— Милый, давай сразу. Ты веришь мне или нет?
— Верю.
— Я узнала обо всем от Трубецкого. Я ему не простила, он знает. Если нужны доказательства, ты их скоро получишь.
Не отводя от нее взгляда, я прижал два пальца к лацкану пиджака.
— Конечно, — кивнула она, — я так и думала. Расскажи, как себя чувствуешь?
— Нормально. Коммерческая психушка — все равно что санаторий. В принципе, никакой разницы — что на воле, что там. Даже, поверишь ли, отношения там более человеческие, что ли. Все стараются друг друга поддержать, подлечить…

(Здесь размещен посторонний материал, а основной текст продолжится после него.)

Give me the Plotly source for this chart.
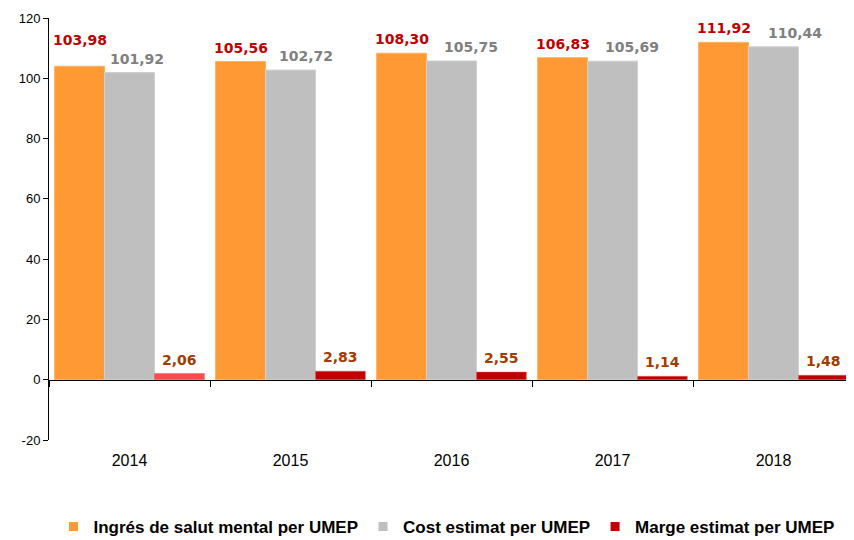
import plotly.graph_objects as go

years = ["2014", "2015", "2016", "2017", "2018"]
ingres = [103.98, 105.56, 108.30, 106.83, 111.92]
cost = [101.92, 102.72, 105.75, 105.69, 110.44]
marge = [2.06, 2.83, 2.55, 1.14, 1.48]
marge_colors = ["#ff4b4b", "#c00000", "#c00000", "#c00000", "#c00000"]
y_ticks = [-20, 0, 20, 40, 60, 80, 100, 120]

series_names = ["Ingrés de salut mental per UMEP", "Cost estimat per UMEP", "Marge estimat per UMEP"]
legend_colors = ["#ff9933", "#bfbfbf", "#c00000"]

# label nudges (pixels) as placed in the original chart
ingres_label_dy = [12, 0, 0, 0, 0]
cost_label_dx = [7, 15, 19, 19, 21]

label_font = dict(family="DejaVu Sans", size=14)

# The page body has an 8px margin; compensate so the figure lines up with the window.
W, H, OFF = 854, 540, 8

fig = go.Figure()
fig.add_trace(go.Bar(
    x=years, y=ingres, name=series_names[0], offsetgroup="a", showlegend=False,
    marker=dict(color="#ff9933", line=dict(color="#ffb060", width=1)),
))
fig.add_trace(go.Bar(
    x=years, y=cost, name=series_names[1], offsetgroup="b", showlegend=False,
    marker=dict(color="#bfbfbf", line=dict(color="#d0d0d0", width=1)),
))
fig.add_trace(go.Bar(
    x=years, y=marge, name=series_names[2], offsetgroup="c", showlegend=False,
    marker=dict(color=marge_colors, line=dict(color="#e06060", width=0.5)),
))
# legend entries (small squares)
for nm, col in zip(series_names, legend_colors):
    fig.add_trace(go.Scatter(
        x=[None], y=[None], mode="markers", name=nm,
        marker=dict(symbol="square", size=9, color=col),
    ))

plot_w = W - OFF - 41
bar_w = plot_w / len(years) * (1 - 0.07) / 3


def fmt(v):
    return "<b>" + f"{v:.2f}".replace(".", ",") + "</b>"


for i in range(len(years)):
    fig.add_annotation(x=i, y=ingres[i], text=fmt(ingres[i]), showarrow=False,
                       xshift=-bar_w, yshift=14 + ingres_label_dy[i],
                       font=dict(color="#c00000", **label_font))
    fig.add_annotation(x=i, y=cost[i], text=fmt(cost[i]), showarrow=False,
                       xshift=cost_label_dx[i], yshift=14,
                       font=dict(color="#808080", **label_font))
    fig.add_annotation(x=i, y=marge[i], text=fmt(marge[i]), showarrow=False,
                       xshift=bar_w, yshift=14,
                       font=dict(color="#a33a00", **label_font))

fig.update_layout(
    width=W - OFF, height=H - OFF,
    margin=dict(l=41, r=0, t=10, b=100, autoexpand=False),
    plot_bgcolor="white", paper_bgcolor="white",
    barmode="group", bargap=0.07, bargroupgap=0,
    separators=",.",
    showlegend=True,
    legend=dict(
        orientation="h", x=0.5 - 5 / plot_w, xanchor="center",
        yref="container", y=1 - (527 - OFF) / (H - OFF), yanchor="middle",
        font=dict(family="Liberation Sans, Arial", size=17, color="black", weight="bold"),
        itemwidth=30, traceorder="normal",
    ),
    font=dict(family="Liberation Sans, Arial", color="black"),
)
fig.update_yaxes(
    range=[-20, 120], tickvals=y_ticks, ticktext=[str(v) for v in y_ticks],
    showgrid=False, zeroline=False,
    showline=True, linecolor="black", linewidth=1,
    ticks="outside", ticklen=5, tickcolor="black",
    tickfont=dict(size=13, color="black"), automargin=False,
)
fig.update_xaxes(
    type="category", range=[-0.5, 4.5],
    anchor="free", position=1/7,
    showline=True, linecolor="black", linewidth=1,
    ticks="outside", ticklen=6, tickcolor="black", tickson="boundaries",
    ticklabelstandoff=66,
    tickfont=dict(size=16, color="black"),
    showgrid=False, automargin=False,
)

fig.write_html("out.html")
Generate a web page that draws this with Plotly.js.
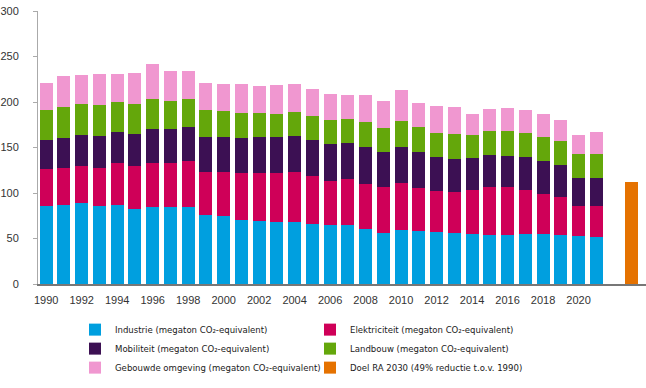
<!DOCTYPE html>
<html>
<head>
<meta charset="utf-8">
<script src="https://cdn.plot.ly/plotly-3.0.1.min.js"></script>
<style>html,body{margin:0;padding:0;background:#fff;}#chart{width:646px;height:388px;}</style>
</head>
<body>
<div id="chart"></div>
<script>
const years = ['1990','1991','1992','1993','1994','1995','1996','1997','1998','1999','2000','2001','2002','2003','2004','2005','2006','2007','2008','2009','2010','2011','2012','2013','2014','2015','2016','2017','2018','2019','2020','2021'];
const gapCategory = 'gap';
const targetCategory = '2030';
const tickYears = ['1990','1992','1994','1996','1998','2000','2002','2004','2006','2008','2010','2012','2014','2016','2018','2020'];

const industrie     = [85.7,86.8,89.0,85.7,86.8,82.4,84.6,84.6,84.6,75.8,74.7,70.3,69.2,68.1,68.1,65.9,64.8,64.8,60.4,56.0,59.3,58.2,57.1,56.0,54.9,53.8,53.8,54.9,54.9,53.8,52.7,51.6];
const elektriciteit = [40.7,40.7,40.7,41.8,46.2,47.3,48.4,48.4,50.6,47.3,48.4,51.7,52.8,53.9,55.0,52.8,48.4,50.6,49.5,50.6,51.7,47.3,45.1,45.1,48.4,52.8,52.8,48.4,44.0,41.8,33.0,34.1];
const mobiliteit    = [31.8,32.9,34.0,35.1,34.0,35.1,37.3,37.3,37.3,38.4,38.4,38.4,39.5,39.5,39.5,39.5,40.6,39.5,40.6,38.4,39.5,39.5,37.4,36.3,35.2,35.2,34.1,36.3,36.3,35.2,30.8,30.8];
const landbouw      = [33.0,34.1,34.1,34.1,33.0,33.0,33.0,30.8,30.8,29.7,28.6,27.5,26.4,25.3,26.4,26.4,26.4,26.4,27.5,26.4,28.6,27.5,26.3,27.4,25.2,26.3,27.4,26.3,26.3,26.3,26.4,26.4];
const gebouwd       = [29.7,34.1,31.9,34.1,30.8,34.1,38.5,33.0,30.8,29.7,29.7,31.9,29.7,31.9,30.8,29.7,28.6,26.4,29.7,29.7,34.1,26.4,29.7,29.7,23.1,24.2,25.3,25.3,25.3,23.1,20.8,24.1];
const doelRA2030    = [112.5];

const names = [
  'Industrie (megaton CO₂-equivalent)',
  'Elektriciteit (megaton CO₂-equivalent)',
  'Mobiliteit (megaton CO₂-equivalent)',
  'Landbouw (megaton CO₂-equivalent)',
  'Gebouwde omgeving (megaton CO₂-equivalent)',
  'Doel RA 2030 (49% reductie t.o.v. 1990)'
];
const colors = ['#009FDF','#CF0058','#3C1053','#64A70B','#F097D0','#E57200'];
const series = [industrie, elektriciteit, mobiliteit, landbouw, gebouwd];

// pick a condensed legend font if one is installed, and size it to the reference width
const ctx = document.createElement('canvas').getContext('2d');
function widthOf(font, size, txt) { ctx.font = size + 'px ' + font; return ctx.measureText(txt).width; }
const probe = 'Gebouwde omgeving (megaton CO₂-equivalent)';
const candidates = ['"Liberation Sans Narrow"', '"DejaVu Sans Condensed"', '"Roboto Condensed"', '"Open Sans Condensed"'];
let legendFamily = '"Liberation Sans", Arial, sans-serif';
for (const c of candidates) {
  if (Math.abs(widthOf(c + ', monospace', 20, probe) - widthOf('monospace', 20, probe)) > 1) { legendFamily = c + ', "Liberation Sans", sans-serif'; break; }
}
let legendSize = 11;
const w11 = widthOf(legendFamily, 11, probe);
if (w11 > 208) legendSize = Math.round(11 * 206 / w11 * 10) / 10;

const traces = series.map((s, i) => ({
  type: 'bar', x: years, y: s, name: names[i],
  marker: {color: colors[i], line: {width: 0}}
}));
traces.push({
  type: 'bar', x: [targetCategory], y: doelRA2030, name: names[5],
  marker: {color: colors[5], line: {width: 0}}
});

const layout = {
  width: 646, height: 388,
  margin: {l: 38, r: 0, t: 11, b: 104, pad: 0, autoexpand: false},
  paper_bgcolor: '#fff', plot_bgcolor: '#fff',
  barmode: 'stack', bargap: 0.267,
  font: {family: 'Liberation Sans, Arial, sans-serif', size: 11, color: '#333'},
  xaxis: {
    type: 'category',
    categoryorder: 'array',
    categoryarray: years.concat([gapCategory, targetCategory]),
    range: [-0.46, 33.8],
    tickvals: tickYears, ticktext: tickYears,
    showgrid: false, zeroline: false,
    showline: true, linecolor: '#777', linewidth: 1.5,
    ticks: '', ticklabelstandoff: 5,
    tickfont: {size: 11, color: '#333'}
  },
  yaxis: {
    range: [0, 300], dtick: 50, tick0: 0,
    showgrid: false, zeroline: false,
    showline: true, linecolor: '#aaa', linewidth: 1,
    ticks: 'outside', ticklen: 4, tickcolor: '#aaa',
    ticklabelstandoff: 12,
    tickfont: {size: 11, color: '#333'}
  },
  showlegend: true,
  legend: {
    orientation: 'h', x: (75 - 38) / 608, xanchor: 'left', y: -0.114, yanchor: 'top',
    entrywidth: 190, entrywidthmode: 'pixels',
    font: {family: legendFamily, size: legendSize, color: '#1a1a1a'},
    itemwidth: 30, traceorder: 'normal', bgcolor: 'rgba(0,0,0,0)'
  }
};

Plotly.newPlot('chart', traces, layout, {displayModeBar: false, staticPlot: true});
</script>
</body>
</html>
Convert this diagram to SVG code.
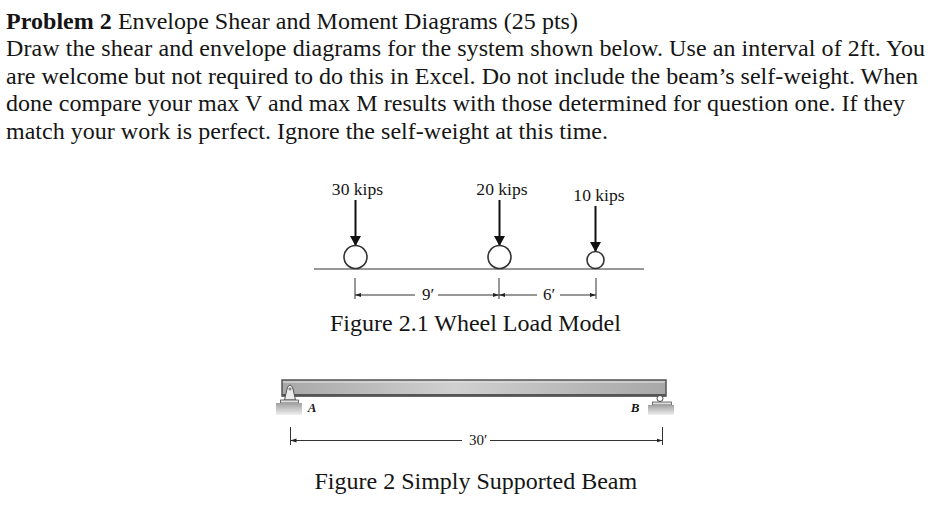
<svg xmlns="http://www.w3.org/2000/svg" width="935" height="509" viewBox="0 0 935 509">
<style>
text{font-family:"Liberation Serif","Times New Roman",serif;fill:#151515}
.p{font-size:24px}
.cap{font-size:24px}
.l{font-size:17.600px}
.d{font-size:17px}
.d2{font-size:15px}
.n{font-size:13px;font-style:italic;font-weight:bold;text-anchor:middle}
.ln{stroke:#333;fill:none;stroke-width:1}
.ar{stroke:#111;fill:none;stroke-width:2}
.w{fill:#fff;stroke:#333;stroke-width:1.6}
</style>
<defs>
<marker id="ah" markerUnits="userSpaceOnUse" markerWidth="10" markerHeight="13" refX="9" refY="6.500" orient="auto"><path d="M0,1 L10,6.500 L0,12 Z" fill="#111"/></marker>
<marker id="dh" markerUnits="userSpaceOnUse" markerWidth="6" markerHeight="5" refX="6" refY="2.500" orient="auto-start-reverse"><path d="M0,0.500 L6,2.500 L0,4.500 Z" fill="#222"/></marker>
<linearGradient id="bm" x1="0" x2="1" y1="0" y2="0"><stop offset="0" stop-color="#a8a8a8"/><stop offset="0.45" stop-color="#d0d0d0"/><stop offset="1" stop-color="#a8a8a8"/></linearGradient>
<linearGradient id="gr" x1="0" x2="0" y1="0" y2="1"><stop offset="0" stop-color="#a0a0a0"/><stop offset="1" stop-color="#f0f0f0"/></linearGradient>
</defs>
<rect width="935" height="509" fill="#fff"/>
<g id="problem-text">
<text class="p" x="6" y="29" textLength="572" lengthAdjust="spacing"><tspan font-weight="bold">Problem 2</tspan> Envelope Shear and Moment Diagrams (25 pts)</text>
<text class="p" x="6" y="56" textLength="919" lengthAdjust="spacing">Draw the shear and envelope diagrams for the system shown below. Use an interval of 2ft. You</text>
<text class="p" x="6" y="83.500" textLength="912" lengthAdjust="spacing">are welcome but not required to do this in Excel. Do not include the beam’s self-weight. When</text>
<text class="p" x="6" y="110.500" textLength="899" lengthAdjust="spacing">done compare your max V and max M results with those determined for question one. If they</text>
<text class="p" x="6" y="138.500" textLength="602" lengthAdjust="spacing">match your work is perfect. Ignore the self-weight at this time.</text>
</g>
<g id="wheel-model">
<line class="ln" x1="314" y1="269" x2="644" y2="269" stroke-width="1.300"/>
<g id="wheel-30"><text class="l" x="357.500" y="195" text-anchor="middle">30 kips</text><line class="ar" x1="355.500" y1="200" x2="355.500" y2="245" marker-end="url(#ah)"/><circle class="w" cx="355.500" cy="257" r="11.500"/></g>
<g id="wheel-20"><text class="l" x="502" y="195" text-anchor="middle">20 kips</text><line class="ar" x1="499.500" y1="200" x2="499.500" y2="245" marker-end="url(#ah)"/><circle class="w" cx="499.500" cy="257" r="11.500"/></g>
<g id="wheel-10"><text class="l" x="599" y="201" text-anchor="middle">10 kips</text><line class="ar" x1="595.500" y1="206" x2="595.500" y2="251" marker-end="url(#ah)"/><circle class="w" cx="595.500" cy="260" r="8.500"/></g>
</g>
<g id="wheel-dims">
<line class="ln" x1="355" y1="278" x2="355" y2="299"/><line class="ln" x1="499" y1="278" x2="499" y2="299"/><line class="ln" x1="596" y1="278" x2="596" y2="299"/>
<line class="ln" x1="355" y1="295" x2="415" y2="295" marker-start="url(#dh)"/><line class="ln" x1="438" y1="295" x2="499" y2="295" marker-end="url(#dh)"/>
<line class="ln" x1="499" y1="295" x2="537" y2="295" marker-start="url(#dh)"/><line class="ln" x1="560" y1="295" x2="596" y2="295" marker-end="url(#dh)"/>
<text class="d" x="422" y="300">9′</text><text class="d" x="543" y="300">6′</text>
</g>
<text class="cap" x="330" y="331">Figure 2.1 Wheel Load Model</text>
<g id="beam">
<rect x="282" y="380" width="384" height="16" fill="url(#bm)" stroke="#555" stroke-width="1.500"/>
<rect x="283" y="381" width="382" height="2" fill="#e0e0e0" opacity="0.6"/>
<rect x="282" y="394" width="384" height="2.500" fill="#555"/>
</g>
<g id="support-a">
<path d="M284.500,400 L287,389 Q288,385 290,385 Q292,385 293,389 L295.500,400 Z" fill="#ececec" stroke="#555"/>
<circle cx="290" cy="389" r="1.200" fill="#999" stroke="#666" stroke-width="0.500"/>
<rect x="280.500" y="400" width="18" height="3" fill="#ddd" stroke="#555" stroke-width="0.800"/>
<rect x="276" y="403" width="26" height="12" fill="url(#gr)"/>
<text class="n" x="312" y="412">A</text>
</g>
<g id="support-b">
<circle cx="660" cy="398.500" r="3" fill="#fff" stroke="#444"/>
<rect x="652.500" y="402" width="19" height="3" fill="#ddd" stroke="#555" stroke-width="0.800"/>
<rect x="648" y="405" width="26" height="10" fill="url(#gr)"/>
<text class="n" x="635" y="412">B</text>
</g>
<g id="beam-dim">
<line class="ln" x1="290.500" y1="427" x2="290.500" y2="445"/><line class="ln" x1="662.500" y1="427" x2="662.500" y2="445"/>
<line class="ln" x1="290.500" y1="440.500" x2="462" y2="440.500" marker-start="url(#dh)"/><line class="ln" x1="490" y1="440.500" x2="662.500" y2="440.500" marker-end="url(#dh)"/>
<text class="d2" x="469" y="445">30′</text>
</g>
<text class="cap" x="314.500" y="489">Figure 2 Simply Supported Beam</text>
</svg>
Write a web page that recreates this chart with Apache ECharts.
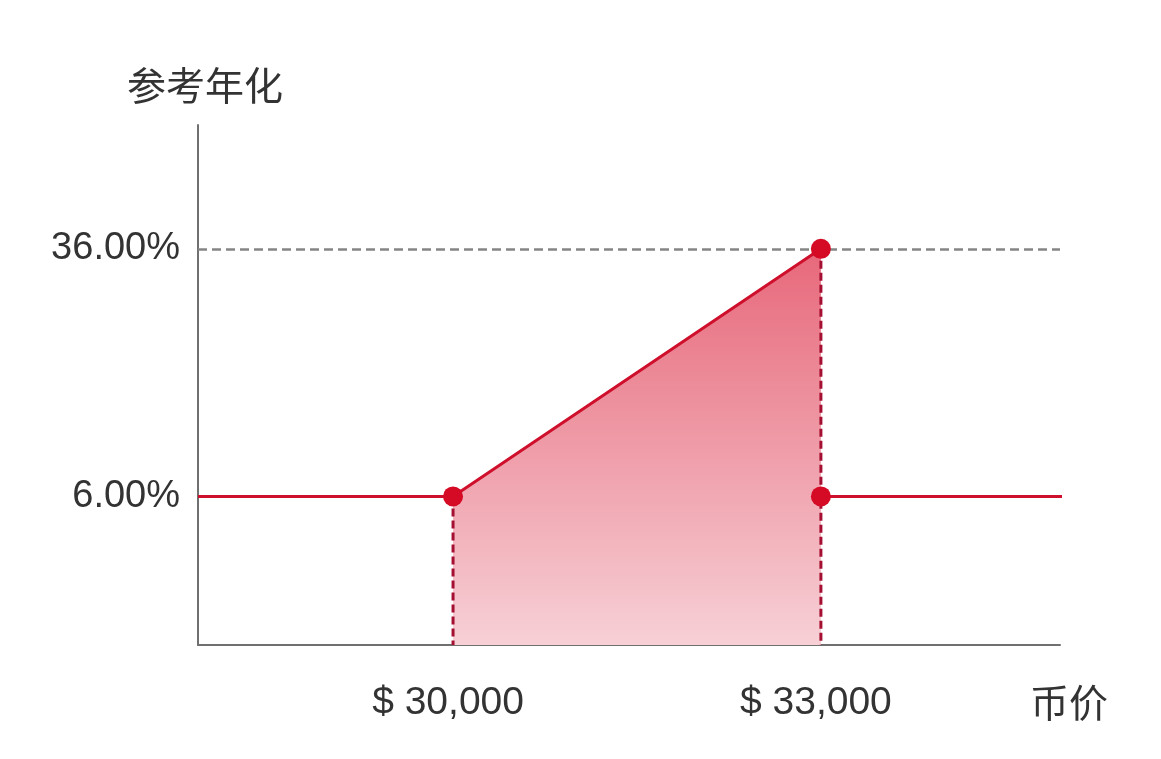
<!DOCTYPE html>
<html>
<head>
<meta charset="utf-8">
<script src="https://cdn.jsdelivr.net/npm/echarts@6/dist/echarts.min.js"></script>
<style>
  html, body { margin: 0; padding: 0; background: #fff; }
  #chart { width: 1161px; height: 759px; }
</style>
</head>
<body>
<div id="chart"></div>
<script>
// price range shown on the x axis
const xRange = [27920, 34950];
const yRange = [-12, 51];

// key price points and their annualised yield (%)
const priceTicks = [30000, 33000];
const yieldTicks = [6, 36];

const leftFlat = [[27920, 6], [30000, 6]];
const rampLine = [[30000, 6], [33000, 36]];
const rightFlat = [[33000, 6], [35010, 6]];
const dots = [[30000, 6], [33000, 36], [33000, 6]];
const dropLow = [[30000, 6], [30000, -12]];
const dropHigh = [[33000, 36], [33000, -12]];

const red = '#cf102c';
const dotRed = '#d50a25';
const darkRed = '#a50f32';
const fontNum = '"Liberation Sans", Arial, sans-serif';
const fontCjk = '"Noto Sans CJK SC", sans-serif';

const chart = echarts.init(document.getElementById('chart'));
const option = {
    animation: false,
    grid: { left: 198, right: 101, top: 125, bottom: 114, outerBoundsMode: 'none' },
    xAxis: {
        type: 'value',
        min: xRange[0],
        max: xRange[1],
        name: '币价',
        nameLocation: 'end',
        nameGap: -30,
        nameTextStyle: {
            fontFamily: fontCjk,
            fontSize: 39,
            color: '#333',
            align: 'left',
            verticalAlign: 'top',
            lineHeight: 114
        },
        axisLine: { onZero: false, lineStyle: { color: '#707070', width: 2 } },
        axisTick: { show: false },
        splitLine: { show: false },
        axisLabel: {
            customValues: priceTicks,
            margin: 39,
            fontFamily: fontNum,
            fontSize: 39,
            color: '#333',
            padding: [0, 10, 0, 0],
            formatter: v => '$ ' + v.toLocaleString('en-US')
        }
    },
    yAxis: {
        type: 'value',
        min: yRange[0],
        max: yRange[1],
        name: '参考年化',
        nameLocation: 'end',
        nameGap: 20,
        nameTextStyle: {
            fontFamily: fontCjk,
            fontSize: 39,
            color: '#333',
            padding: [0, 0, 0, 14]
        },
        axisLine: { lineStyle: { color: '#707070', width: 2 } },
        axisTick: { show: false },
        splitLine: { show: false },
        axisLabel: {
            customValues: yieldTicks,
            margin: 18,
            fontFamily: fontNum,
            fontSize: 38,
            color: '#333',
            formatter: v => v.toFixed(2) + '%'
        }
    },
    series: [
        {
            // shaded area under the ramp
            type: 'line',
            data: rampLine,
            symbol: 'none',
            lineStyle: { width: 0 },
            areaStyle: {
                origin: 'start',
                opacity: 1,
                color: new echarts.graphic.LinearGradient(0, 0, 0, 1, [
                    { offset: 0, color: '#e7687a' },
                    { offset: 1, color: '#f7d0d6' }
                ])
            },
            z: 1
        },
        {
            type: 'line',
            data: leftFlat.concat([rampLine[1]]),
            symbol: 'none',
            lineStyle: { color: red, width: 3 },
            markLine: {
                silent: true,
                symbol: 'none',
                label: { show: false },
                lineStyle: { color: '#858585', type: [9, 5], width: 2.5 },
                data: [{ yAxis: 36 }]
            },
            z: 3
        },
        {
            type: 'line',
            data: rightFlat,
            symbol: 'none',
            clip: false,
            lineStyle: { color: red, width: 3 },
            z: 3
        },
        {
            type: 'line',
            data: dropLow,
            symbol: 'none',
            lineStyle: { color: darkRed, width: 3, type: [8, 4] },
            z: 2
        },
        {
            type: 'line',
            data: dropHigh,
            symbol: 'none',
            lineStyle: { color: darkRed, width: 3, type: [8, 4] },
            z: 2
        },
        {
            type: 'scatter',
            data: dots,
            symbolSize: 20,
            itemStyle: { color: dotRed, opacity: 1 },
            z: 5
        }
    ]
};
chart.setOption(option);
window.addEventListener('resize', function () {
    chart.resize();
});
</script>
</body>
</html>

Отчего-то горячась, я начал рассказывать про своих тамошних друзей, приватизатора и пахана, про новейшие методы лечения полоумных… В ее глазах, помилуй Бог, блестели слезы. Крепко сжав мою ладонь, спросила:
— У тебя отдельный номер?
— Да.
— Там кто-нибудь есть?
— Кому там быть, ты что?!
— Пойдем скорее…
Чуть не силком протащила мимо улыбающегося клерка, мимо роскошной, во всю стену картины «Искушение Христа», вверх по лестнице, устланной оранжевым ковром. Я снова был в ее власти и хотел того же, чего она. Еле попал ключом в замочную скважину. Постель разбирать не стали, повалились поверх покрывала. С громадным облегчением я швырнул пиджак через всю комнату. Ухватился руками за вырез ее платья, рванул, затрещала тонкая ткань. Полина не носила лифчик. Ее полные груди, золотистые, с торчащими сосками брызнули в глаза, как два солнца.
Уже сумерки заглянули в окно, когда мы опомнились, отдышались. Лежали, слипшись боками, как два остывающих пельменя.
— Микрофон в пиджаке, — сказал я. — Оттуда вряд ли слышно.
— На тебя вышел Циклоп?
— Да.
— Теперь я его должница… Сколько с тобой людей?
— Знаю одного Федоренко… А так-то много вокруг мелькает. Всех не перечтешь.
— Чего от тебя хотят?
— Чтобы заманил тебя домой, в Москву.
— Чем заманил? Договаривай.
— Давай лучше встанем.
Я первый сполз с кровати, сходил в душ. Поглядел на себя. Глаза красные, как у колдуна. Вернулся в комнату, достал кассету, вставил в гнездо. Нажал кнопку. Экран засветился, по солнечной поляне бежала счастливая девочка с сачком. Сюжет на три минуты. Полина повернулась на бок и молча досмотрела до конца. Холодно сообщила:
— Это моя дочь. Маринушка.
— Я знаю.
— Она у них?
Я взял с кровати подушку и бросил на пиджак.
— Так велели передать. Мне ее не показали. Я видел только пленку.
— Дай сигарету.
Я принес пепельницу на кровать. Задымили.
— Включи еще раз, — попросила Полина.
Снова по экрану побежала девочка, наткнулась на мужчину, взлетела в небо… У Полины лицо оставалось бесстрастным, сухим. Голубенькая жилка набухла на виске.